Answer: The graph of $f(x)=x^3-3x+1$ has:
- A local maximum point at $(-1, 3)$.
- A local minimum point at $(1, -1)$.
- A y-intercept at $(0, 1)$.
- Three x-intercepts: one between $x=-2$ and $x=-1$, one between $x=0$ and $x=1$, and one between $x=1$ and $x=2$.
- No vertical, horizontal, or slant asymptotes. Explain
This is a question about graphing a polynomial function by finding its important features like high/low points (extrema), where it crosses the axes (intercepts), and if it has any 'invisible lines' it gets close to (asymptotes). The solving step is:

1. **Finding the "bumps" and "dips" (Extrema):**
* To find where the graph turns, I used a math trick called a 'derivative'. It helps us find where the slope of the curve is flat (zero).
* The derivative of $f(x)=x^3-3x+1$ is $f'(x)=3x^2-3$.
* I set $f'(x)$ to zero: $3x^2-3=0$, which simplifies to $x^2=1$. This means $x=1$ or $x=-1$. These are our special x-values.
* Then, I found the y-values for these x-values:
* When $x=1$, $f(1)=1^3-3(1)+1 = 1-3+1 = -1$. So, $(1, -1)$ is a point. By checking points around it (or using another derivative trick), I found this is a 'local minimum' (a dip).
* When $x=-1$, $f(-1)=(-1)^3-3(-1)+1 = -1+3+1 = 3$. So, $(-1, 3)$ is a point. This is a 'local maximum' (a bump).

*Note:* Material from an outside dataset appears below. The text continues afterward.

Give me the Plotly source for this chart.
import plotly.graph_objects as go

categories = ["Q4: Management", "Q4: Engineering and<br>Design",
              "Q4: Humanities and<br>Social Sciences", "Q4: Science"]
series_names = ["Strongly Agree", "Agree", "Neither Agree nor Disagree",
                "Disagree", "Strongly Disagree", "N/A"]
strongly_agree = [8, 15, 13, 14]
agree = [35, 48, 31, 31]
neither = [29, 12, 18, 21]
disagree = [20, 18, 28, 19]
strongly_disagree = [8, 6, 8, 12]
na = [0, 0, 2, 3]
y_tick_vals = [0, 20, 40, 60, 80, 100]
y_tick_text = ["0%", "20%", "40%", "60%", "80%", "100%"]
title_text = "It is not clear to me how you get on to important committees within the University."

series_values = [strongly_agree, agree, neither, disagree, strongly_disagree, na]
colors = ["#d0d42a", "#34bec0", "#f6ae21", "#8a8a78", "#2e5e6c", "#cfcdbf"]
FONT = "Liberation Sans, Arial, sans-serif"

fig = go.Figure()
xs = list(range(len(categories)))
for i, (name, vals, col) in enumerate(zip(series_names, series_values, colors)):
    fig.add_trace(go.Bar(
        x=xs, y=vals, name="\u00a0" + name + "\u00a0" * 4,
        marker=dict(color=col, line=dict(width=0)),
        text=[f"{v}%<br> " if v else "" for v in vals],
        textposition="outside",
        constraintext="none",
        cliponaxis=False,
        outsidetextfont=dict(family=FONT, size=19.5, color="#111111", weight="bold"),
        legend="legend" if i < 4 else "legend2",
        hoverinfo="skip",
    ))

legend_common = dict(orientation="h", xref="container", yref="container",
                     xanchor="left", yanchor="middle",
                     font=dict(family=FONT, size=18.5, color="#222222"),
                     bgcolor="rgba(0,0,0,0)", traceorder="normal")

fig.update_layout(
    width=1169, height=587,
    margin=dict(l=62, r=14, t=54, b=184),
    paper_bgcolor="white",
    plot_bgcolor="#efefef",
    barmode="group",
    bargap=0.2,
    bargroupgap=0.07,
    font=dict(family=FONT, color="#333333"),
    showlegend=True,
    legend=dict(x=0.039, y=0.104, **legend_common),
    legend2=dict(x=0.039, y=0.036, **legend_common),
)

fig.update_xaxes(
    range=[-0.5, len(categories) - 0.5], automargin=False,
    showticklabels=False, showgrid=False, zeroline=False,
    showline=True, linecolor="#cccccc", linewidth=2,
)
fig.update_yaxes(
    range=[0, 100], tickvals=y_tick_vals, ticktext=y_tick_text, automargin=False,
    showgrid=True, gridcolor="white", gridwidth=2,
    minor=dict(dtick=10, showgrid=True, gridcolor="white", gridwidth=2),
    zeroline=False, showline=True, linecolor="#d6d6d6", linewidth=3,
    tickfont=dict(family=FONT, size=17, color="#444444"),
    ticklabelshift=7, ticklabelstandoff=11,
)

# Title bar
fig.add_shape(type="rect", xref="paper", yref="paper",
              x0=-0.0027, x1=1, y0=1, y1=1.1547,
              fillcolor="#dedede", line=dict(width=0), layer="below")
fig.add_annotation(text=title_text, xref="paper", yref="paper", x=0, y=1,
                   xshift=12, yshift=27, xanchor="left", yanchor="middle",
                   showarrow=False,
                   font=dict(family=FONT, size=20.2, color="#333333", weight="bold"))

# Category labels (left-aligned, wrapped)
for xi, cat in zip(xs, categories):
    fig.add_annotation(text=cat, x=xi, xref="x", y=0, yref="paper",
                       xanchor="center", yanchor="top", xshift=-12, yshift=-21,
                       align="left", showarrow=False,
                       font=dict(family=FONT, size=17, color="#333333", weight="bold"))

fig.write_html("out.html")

2. **Finding where it crosses the lines (Intercepts):**
* **y-intercept:** To find where the graph crosses the 'y-axis' (the vertical line), I just set $x=0$ in the original function: $f(0)=0^3-3(0)+1 = 1$. So, it crosses the y-axis at $(0, 1)$.
* **x-intercepts:** To find where the graph crosses the 'x-axis' (the horizontal line), I set $f(x)=0$: $x^3-3x+1=0$. This cubic equation is tricky to solve perfectly without fancy tools, but I can figure out *where* it crosses based on my other points!
* Since $f(-2)=-1$ and $f(-1)=3$, the graph must cross the x-axis somewhere between $x=-2$ and $x=-1$.
* Since $f(0)=1$ and $f(1)=-1$, it must cross between $x=0$ and $x=1$.
* Since $f(1)=-1$ and $f(2)=3$, it must cross between $x=1$ and $x=2$.
So, there are three places where the graph crosses the x-axis!

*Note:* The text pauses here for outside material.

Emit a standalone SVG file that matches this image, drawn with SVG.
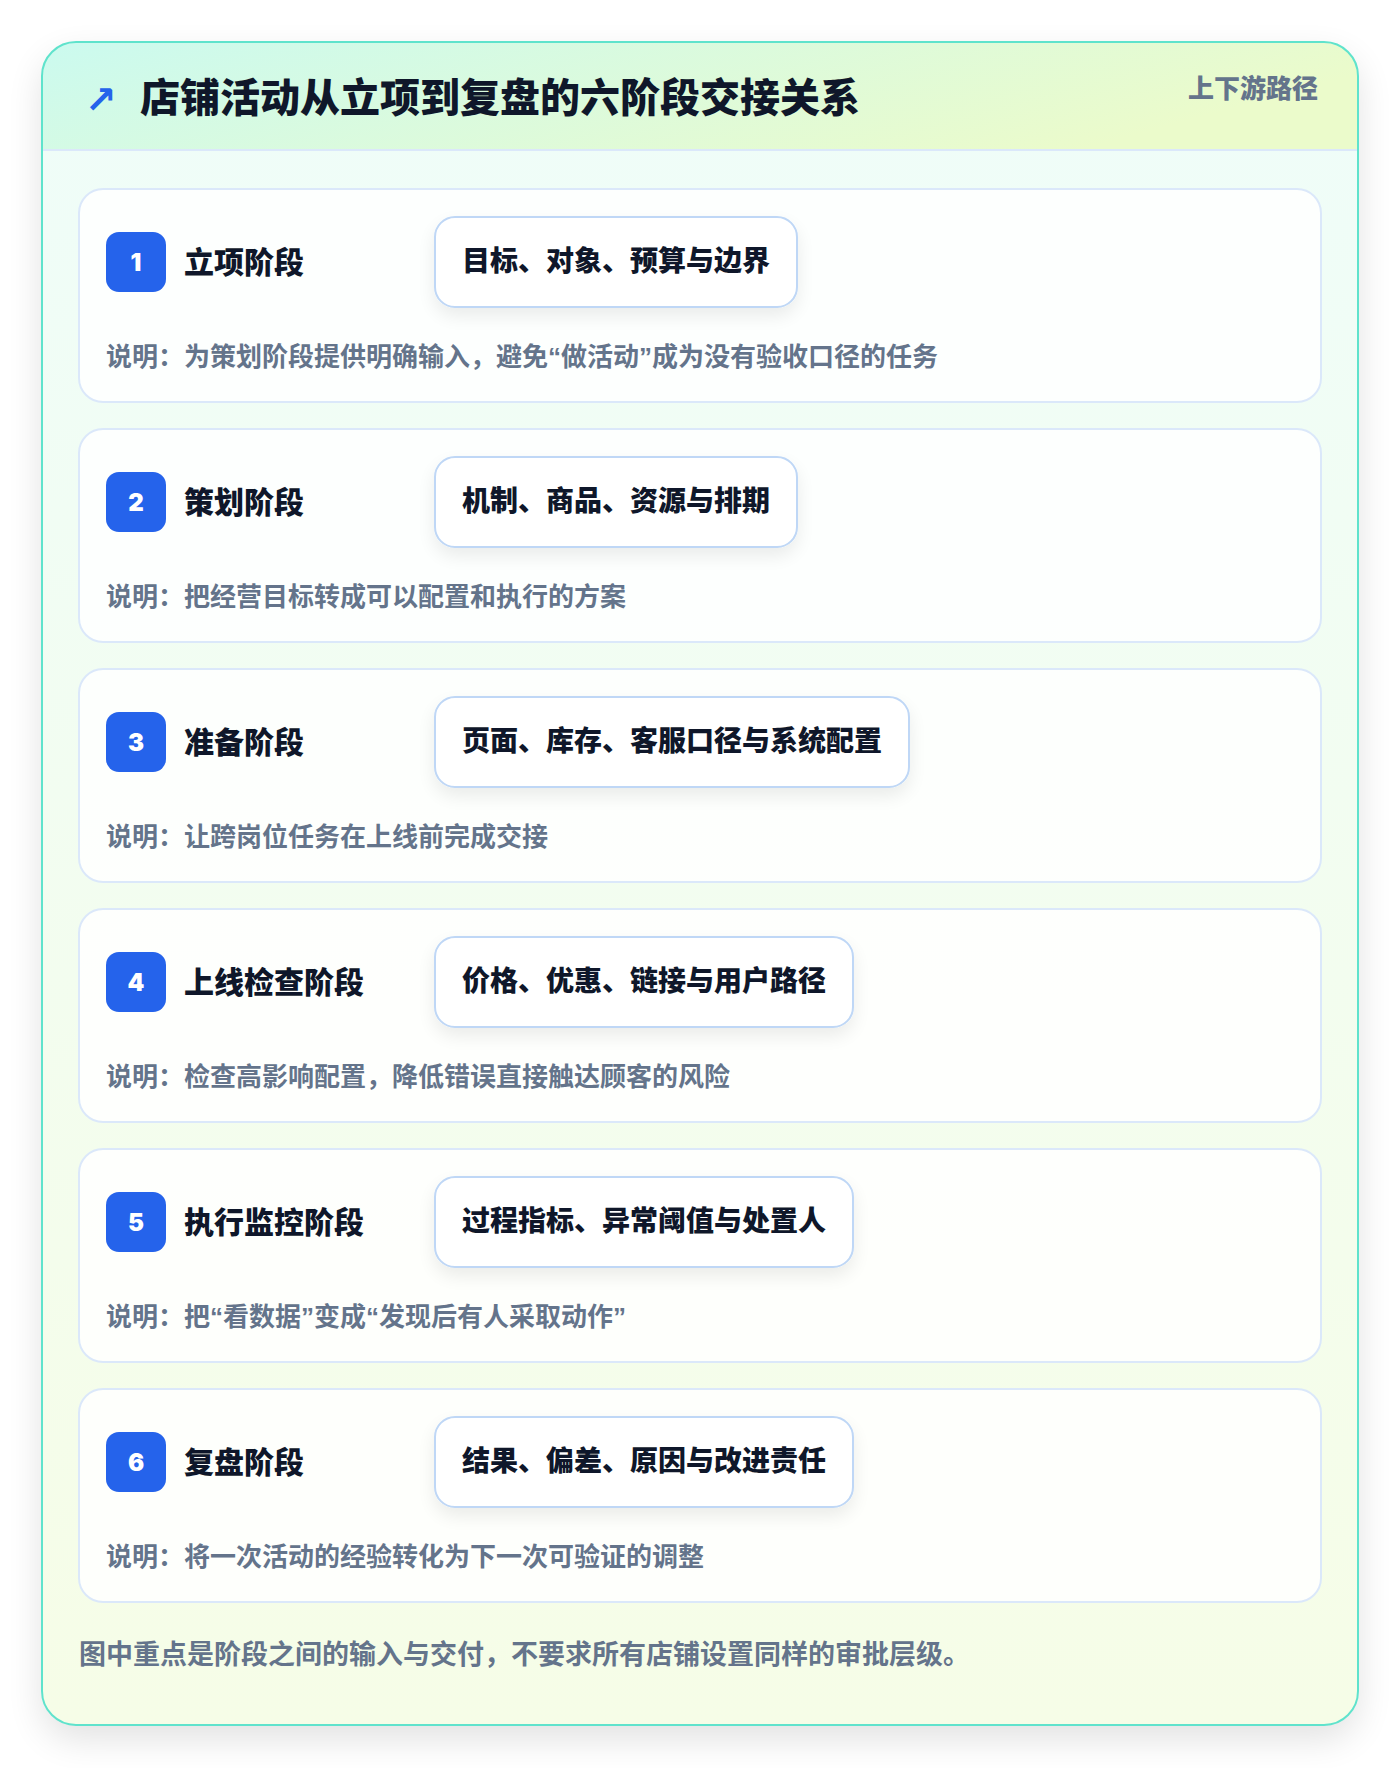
<svg xmlns="http://www.w3.org/2000/svg" width="1400" height="1768" viewBox="0 0 1400 1768">
<defs>
<linearGradient id="hdr" x1="0" y1="0" x2="1" y2="0.3">
<stop offset="0" stop-color="#cbfaef"/>
<stop offset="1" stop-color="#ebfbcb"/>
</linearGradient>
<linearGradient id="body" x1="0" y1="0" x2="0" y2="1">
<stop offset="0" stop-color="#effdf9"/>
<stop offset="1" stop-color="#f6fde7"/>
</linearGradient>
<filter id="outerShadow" x="-10%" y="-10%" width="120%" height="120%">
<feGaussianBlur in="SourceAlpha" stdDeviation="18"/>
<feOffset dy="14"/>
<feComponentTransfer><feFuncA type="linear" slope="0.12"/></feComponentTransfer>
<feMerge><feMergeNode/><feMergeNode in="SourceGraphic"/></feMerge>
</filter>
<filter id="pillShadow" x="-20%" y="-40%" width="140%" height="200%">
<feGaussianBlur in="SourceAlpha" stdDeviation="9"/>
<feOffset dy="8"/>
<feComponentTransfer><feFuncA type="linear" slope="0.08"/></feComponentTransfer>
<feMerge><feMergeNode/><feMergeNode in="SourceGraphic"/></feMerge>
</filter>
<clipPath id="cardClip"><rect x="42" y="42" width="1316" height="1683" rx="34"/></clipPath>
</defs>
<style>
text{font-family:Inter,"Noto Sans CJK SC",sans-serif;font-weight:700}
.q{font-family:"Liberation Sans",sans-serif}
.card{fill:#ffffff;fill-opacity:0.85;stroke:#dbe8fa;stroke-width:2}
.badge{fill:#2563eb}
.num{fill:#ffffff;font-size:24px;font-weight:900;text-anchor:middle}
.label{fill:#0f172a;font-size:30px;font-weight:800}
.pill{fill:#ffffff;stroke:#bfd7f6;stroke-width:2}
.pilltxt{fill:#0f172a;font-size:28px;font-weight:800}
.desc{fill:#64748b;font-size:26px}
</style>
<rect width="1400" height="1768" fill="#ffffff"/>
<g id="frame">
<rect x="42" y="42" width="1316" height="1683" rx="34" fill="url(#body)" filter="url(#outerShadow)"/>
<g clip-path="url(#cardClip)">
<rect x="42" y="42" width="1316" height="108" fill="url(#hdr)"/>
<line x1="42" y1="150" x2="1358" y2="150" stroke="#dbe8fa" stroke-width="2"/>
</g>
<rect x="42" y="42" width="1316" height="1683" rx="34" fill="none" stroke="#5fe3cc" stroke-width="2"/>
</g>
<g id="header">
<text x="85" y="113" font-size="38" fill="#2563eb" style="font-family:'DejaVu Sans'">↗</text>
<text x="140" y="112" font-size="40" fill="#0f172a" style="font-weight:900">店铺活动从立项到复盘的六阶段交接关系</text>
<text x="1318" y="98" font-size="26" fill="#64748b" text-anchor="end" style="font-weight:800">上下游路径</text>
</g>
<g id="connectors"></g>
<g id="stage1" transform="translate(0,189)">
<rect class="card" x="79" y="0" width="1242" height="213" rx="24"/>
<rect class="badge" x="106" y="43" width="60" height="60" rx="13"/>
<text class="num" x="136" y="82">1</text>
<text class="label" x="184" y="84">立项阶段</text>
<rect class="pill" x="435" y="28" width="362" height="90" rx="20" filter="url(#pillShadow)"/>
<text class="pilltxt" x="462" y="82">目标、对象、预算与边界</text>
<text class="desc" x="106" y="177">说明：为策划阶段提供明确输入，避免<tspan class="q">“</tspan>做活动<tspan class="q">”</tspan>成为没有验收口径的任务</text>
</g>
<g id="stage2" transform="translate(0,429)">
<rect class="card" x="79" y="0" width="1242" height="213" rx="24"/>
<rect class="badge" x="106" y="43" width="60" height="60" rx="13"/>
<text class="num" x="136" y="82">2</text>
<text class="label" x="184" y="84">策划阶段</text>
<rect class="pill" x="435" y="28" width="362" height="90" rx="20" filter="url(#pillShadow)"/>
<text class="pilltxt" x="462" y="82">机制、商品、资源与排期</text>
<text class="desc" x="106" y="177">说明：把经营目标转成可以配置和执行的方案</text>
</g>
<g id="stage3" transform="translate(0,669)">
<rect class="card" x="79" y="0" width="1242" height="213" rx="24"/>
<rect class="badge" x="106" y="43" width="60" height="60" rx="13"/>
<text class="num" x="136" y="82">3</text>
<text class="label" x="184" y="84">准备阶段</text>
<rect class="pill" x="435" y="28" width="474" height="90" rx="20" filter="url(#pillShadow)"/>
<text class="pilltxt" x="462" y="82">页面、库存、客服口径与系统配置</text>
<text class="desc" x="106" y="177">说明：让跨岗位任务在上线前完成交接</text>
</g>
<g id="stage4" transform="translate(0,909)">
<rect class="card" x="79" y="0" width="1242" height="213" rx="24"/>
<rect class="badge" x="106" y="43" width="60" height="60" rx="13"/>
<text class="num" x="136" y="82">4</text>
<text class="label" x="184" y="84">上线检查阶段</text>
<rect class="pill" x="435" y="28" width="418" height="90" rx="20" filter="url(#pillShadow)"/>
<text class="pilltxt" x="462" y="82">价格、优惠、链接与用户路径</text>
<text class="desc" x="106" y="177">说明：检查高影响配置，降低错误直接触达顾客的风险</text>
</g>
<g id="stage5" transform="translate(0,1149)">
<rect class="card" x="79" y="0" width="1242" height="213" rx="24"/>
<rect class="badge" x="106" y="43" width="60" height="60" rx="13"/>
<text class="num" x="136" y="82">5</text>
<text class="label" x="184" y="84">执行监控阶段</text>
<rect class="pill" x="435" y="28" width="418" height="90" rx="20" filter="url(#pillShadow)"/>
<text class="pilltxt" x="462" y="82">过程指标、异常阈值与处置人</text>
<text class="desc" x="106" y="177">说明：把<tspan class="q">“</tspan>看数据<tspan class="q">”</tspan>变成<tspan class="q">“</tspan>发现后有人采取动作<tspan class="q">”</tspan></text>
</g>
<g id="stage6" transform="translate(0,1389)">
<rect class="card" x="79" y="0" width="1242" height="213" rx="24"/>
<rect class="badge" x="106" y="43" width="60" height="60" rx="13"/>
<text class="num" x="136" y="82">6</text>
<text class="label" x="184" y="84">复盘阶段</text>
<rect class="pill" x="435" y="28" width="418" height="90" rx="20" filter="url(#pillShadow)"/>
<text class="pilltxt" x="462" y="82">结果、偏差、原因与改进责任</text>
<text class="desc" x="106" y="177">说明：将一次活动的经验转化为下一次可验证的调整</text>
</g>
<g id="footer">
<text x="79" y="1664" font-size="27" fill="#64748b">图中重点是阶段之间的输入与交付，不要求所有店铺设置同样的审批层级。</text>
</g>
</svg>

3. **Checking for 'invisible lines' (Asymptotes):**
* Asymptotes are lines that the graph gets super, super close to but never actually touches.
* But this function, $f(x)=x^3-3x+1$, is a polynomial. Polynomials are smooth curves that go on forever without any breaks or holes, so they don't have any vertical, horizontal, or slant asymptotes. They just keep going up or down forever!

4. **Putting it all together for the sketch:**
* With the local max $(-1,3)$, local min $(1,-1)$, y-intercept $(0,1)$, and the approximate locations of the x-intercepts, I can smoothly draw the curve. It starts from the bottom left, goes up through an x-intercept, reaches the local max, comes down through the y-intercept and another x-intercept, hits the local min, and then goes up through the last x-intercept and continues to the top right.